Question

Find the digit that makes _2,530 divisible by 9

Answer

**step1** Understanding the problem

The problem asks us to find a single digit that, when placed in the blank space in the number _2,530, makes the resulting five-digit number divisible by 9.

**step2** Recalling the divisibility rule for 9

A number is divisible by 9 if the sum of its digits is divisible by 9.
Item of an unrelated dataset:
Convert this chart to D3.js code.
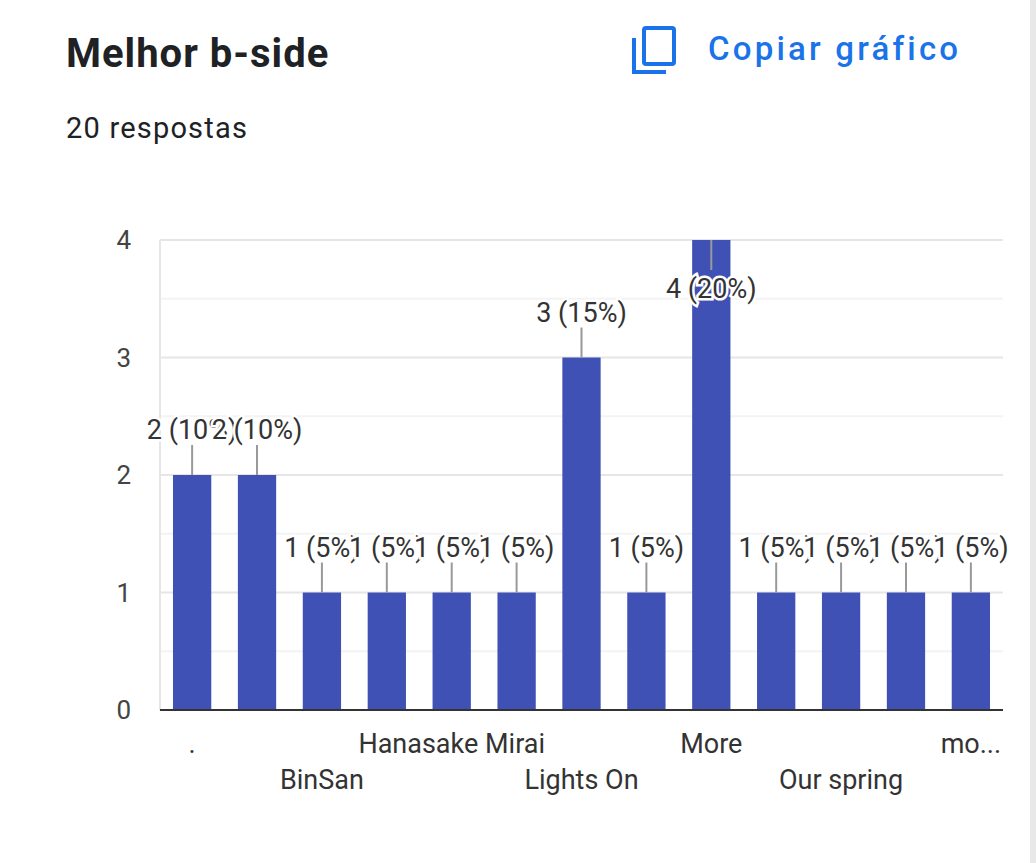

**step3** Decomposing the number and summing the known digits

The given number is _2,530. Let the missing digit be represented by 'x'.
The digits in the number are 'x', 2, 5, 3, and 0.
Now, we add the known digits:
$$2 + 5 + 3 + 0 = 10$$

**step4** Applying the divisibility rule

According to the divisibility rule for 9, the sum of all digits must be a multiple of 9.
So, 'x' + 10 must be a number that can be divided by 9 without a remainder.
Since 'x' is a single digit, it can be any whole number from 0 to 9.

**step5** Finding the missing digit

We need to find a single digit 'x' such that (x + 10) is a multiple of 9.
Let's list the multiples of 9: 9, 18, 27, 36, and so on.
If x + 10 = 9, then x would be 9 - 10 = -1, which is not a digit.
If x + 10 = 18, then x would be 18 - 10 = 8.
Since 8 is a single digit (between 0 and 9), this is a possible solution.
If x + 10 = 27, then x would be 27 - 10 = 17, which is not a single digit.
Therefore, the only possible single digit for 'x' is 8.

**step6** Verifying the solution

If the missing digit is 8, the number becomes 82,530.
Let's sum the digits of 82,530:
$$8 + 2 + 5 + 3 + 0 = 18$$
Since 18 is divisible by 9 ($$18 \div 9 = 2$$), the number 82,530 is divisible by 9.